◆ Problem: Write out nothing but the lines from the first line of the entries below through the line with "ReferenceDot, XAxis, YAxis"; no pictures go in.
>> BEGIN Working data
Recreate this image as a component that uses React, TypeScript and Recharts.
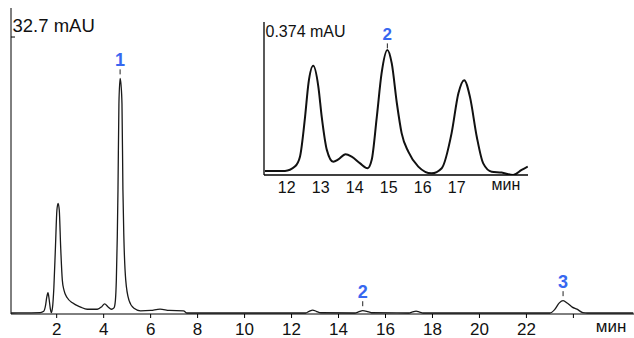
import React from "react";
import { Label, Line, LineChart, ReferenceDot, XAxis, YAxis } from "recharts";

// main chromatogram (time in min, signal in mAU)
const mainTime = [
  0.06, 0.8, 1.3, 1.45, 1.52, 1.58, 1.63, 1.68, 1.73, 1.77, 1.82, 1.88, 1.95, 2.01, 2.06, 2.11, 2.17, 2.24,
  2.31, 2.45, 2.67, 3.02, 3.3, 3.73, 3.92, 4.04, 4.18, 4.33, 4.44, 4.5, 4.54, 4.58, 4.61, 4.65, 4.7, 4.74,
  4.78, 4.82, 4.86, 4.94, 5.08, 5.29, 5.57, 6.0, 6.4, 6.8, 7.4, 7.55, 12.6, 12.75, 12.9, 13.05, 13.25, 14.7,
  14.85, 15.03, 15.2, 15.4, 17.0, 17.15, 17.3, 17.45, 17.6, 23.0, 23.2, 23.4, 23.56, 23.75, 23.95, 24.15,
  24.4, 24.6, 26.55
];
const mainSignal = [
  0, 0.02, 0.05, 0.2, 0.8, 1.9, 2.4, 1.6, 0.5, 0.05, 0.6, 3, 8, 12.2, 13.0, 12.2, 7.8, 3.9,
  2.7, 1.8, 1.2, 0.7, 0.44, 0.44, 0.75, 1.07, 0.75, 0.44, 0.6, 1.5, 3.9, 9, 14.6, 24.8, 27.8, 27.0,
  24.8, 14.6, 9, 3.9, 1.5, 0.55, 0.25, 0.3, 0.45, 0.3, 0.25, 0, 0, 0.2, 0.35, 0.2, 0.03, 0,
  0.12, 0.27, 0.2, 0.03, 0, 0.12, 0.22, 0.1, 0, 0, 0.4, 1.2, 1.46, 1.15, 0.7, 0.45,
  0.05, 0, 0
];
const mainTicks = [2, 4, 6, 8, 10, 12, 14, 16, 18, 20, 22, 24];
const mainPeaks = [
  { name: "1", time: 4.7, signal: 27.8 },
  { name: "2", time: 15.03, signal: 0.27 },
  { name: "3", time: 23.56, signal: 1.46 }
];

// zoomed inset, 11.3 - 19.1 min
const insetTime = [
  11.36, 11.95, 12.24, 12.39, 12.54, 12.64, 12.78, 12.93, 13.03, 13.18, 13.37, 13.52, 13.73, 13.91, 14.16,
  14.38, 14.5, 14.65, 14.79, 14.96, 15.09, 15.24, 15.38, 15.58, 15.87, 16.26, 16.56, 16.85, 17.05, 17.22,
  17.39, 17.59, 17.78, 18.03, 18.32, 18.66, 18.91, 19.09
];
const insetSignal = [
  0, 0, 0.011, 0.036, 0.136, 0.22, 0.264, 0.212, 0.136, 0.053, 0.023, 0.029, 0.042, 0.036, 0.019,
  0.007, 0.028, 0.136, 0.245, 0.304, 0.27, 0.17, 0.095, 0.048, 0.011, -0.006, 0.007, 0.095, 0.195, 0.228,
  0.186, 0.086, 0.019, -0.002, -0.004, -0.01, 0.0025, 0.011
];
const insetTicks = [12, 13, 14, 15, 16, 17];
const insetPeaks = [{ name: "2", time: 14.96, signal: 0.304 }];

const mainData = mainTime.map((t, i) => ({ t, v: mainSignal[i] }));
const insetData = insetTime.map((t, i) => ({ t, v: insetSignal[i] }));

const FONT = "'Liberation Sans', Arial, sans-serif";
const BLUE = "#3767f0";
const MAIN_LEFT = 11;
const INSET_LEFT = 264;

function peakMark(name: string, gap: number, size: number) {
  return (props: any) => {
    const { cx, cy } = props;
    return (
      <g>
        <line x1={cx} x2={cx} y1={cy - gap - 5} y2={cy - gap} stroke="#222" strokeWidth={1} />
        <text x={cx} y={cy - gap - 8} textAnchor="middle" fontFamily={FONT} fontWeight="bold" fontSize={size} fill={BLUE}>
          {name}
        </text>
      </g>
    );
  };
}

export default function App() {
  return (
    <div style={{ position: "fixed", left: 0, top: 0, width: 634, height: 338, background: "#fff" }}>
      <LineChart width={634} height={338} data={mainData} margin={{ top: 8, right: 0, bottom: 0, left: MAIN_LEFT - 1 }}>
        <XAxis
          dataKey="t"
          type="number"
          domain={[0.055, 26.58]}
          allowDataOverflow
          ticks={mainTicks}
          height={24}
          axisLine={{ stroke: "#000" }}
          tickLine={{ stroke: "#000" }}
          tickSize={4}
          tick={(p: any) =>
            p.payload.value === 24 ? <g /> : (
              <text x={p.x} y={335} textAnchor="middle" fontFamily={FONT} fontSize={17} fill="#111">
                {p.payload.value}
              </text>
            )
          }
        >
          <Label
            content={() => (
              <text x={611} y={332} textAnchor="middle" fontFamily={FONT} fontSize={17} fill="#111">
                мин
              </text>
            )}
          />
        </XAxis>
        <YAxis
          type="number"
          domain={[-0.12, 36.14]}
          allowDataOverflow
          width={1}
          ticks={[32.7]}
          axisLine={{ stroke: "#000" }}
          tickLine={false}
          tick={(p: any) => (
            <g>
              <line x1={MAIN_LEFT} x2={MAIN_LEFT + 4} y1={p.y} y2={p.y} stroke="#000" />
              <text x={MAIN_LEFT + 1.5} y={p.y - 5.5} fontFamily={FONT} fontSize={18.5} fill="#111">
                {p.payload.value} mAU
              </text>
            </g>
          )}
        />
        <Line dataKey="v" type="monotone" stroke="#1a1a1a" strokeWidth={1.3} dot={false} isAnimationActive={false} />
        {mainPeaks.map((p) => (
          <ReferenceDot key={p.name} x={p.time} y={p.signal} r={0} shape={peakMark(p.name, p.signal > 5 ? 4 : 4.5, 18)} />
        ))}
      </LineChart>

      <div style={{ position: "absolute", left: 0, top: 0 }}>
        <LineChart width={534} height={200} data={insetData} margin={{ top: 22, right: 6, bottom: 0, left: INSET_LEFT - 1 }}>
          <XAxis
            dataKey="t"
            type="number"
            domain={[11.332, 19.097]}
            allowDataOverflow
            ticks={insetTicks}
            height={25}
            axisLine={{ stroke: "#000", strokeWidth: 1.3 }}
            tickLine={false}
            tick={(p: any) => (
              <text x={p.x} y={193} textAnchor="middle" fontFamily={FONT} fontSize={16} fill="#111">
                {p.payload.value}
              </text>
            )}
          >
            <Label
              content={() => (
                <text x={506} y={190} textAnchor="middle" fontFamily={FONT} fontSize={16} fill="#111">
                  мин
                </text>
              )}
            />
          </XAxis>
          <YAxis
            type="number"
            domain={[-0.0101, 0.374]}
            allowDataOverflow
            width={1}
            ticks={[0.374]}
            axisLine={{ stroke: "#000", strokeWidth: 1.3 }}
            tickLine={false}
            tick={(p: any) => (
              <text x={INSET_LEFT + 1.5} y={p.y + 15} fontFamily={FONT} fontSize={16} fill="#111">
                {p.payload.value} mAU
              </text>
            )}
          />
          <Line dataKey="v" type="monotone" stroke="#111" strokeWidth={2} dot={false} isAnimationActive={false} />
          {insetPeaks.map((p) => (
            <ReferenceDot key={p.name} x={p.time} y={p.signal} r={0} shape={peakMark(p.name, 1.5, 17)} />
          ))}
        </LineChart>
      </div>
    </div>
  );
}
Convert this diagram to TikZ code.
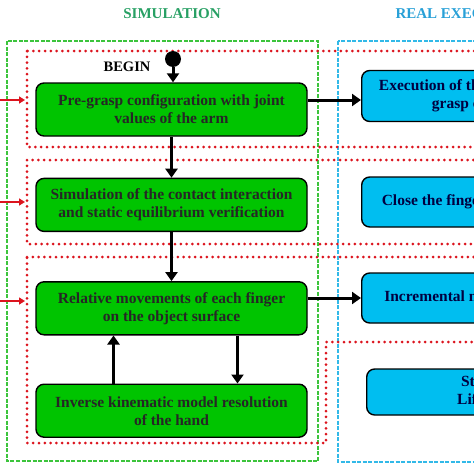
>> END Working data
◆ Result below:
Recreate this image as a component that uses React, TypeScript and Recharts.
import React from "react";
import { Label, Line, LineChart, ReferenceDot, XAxis, YAxis } from "recharts";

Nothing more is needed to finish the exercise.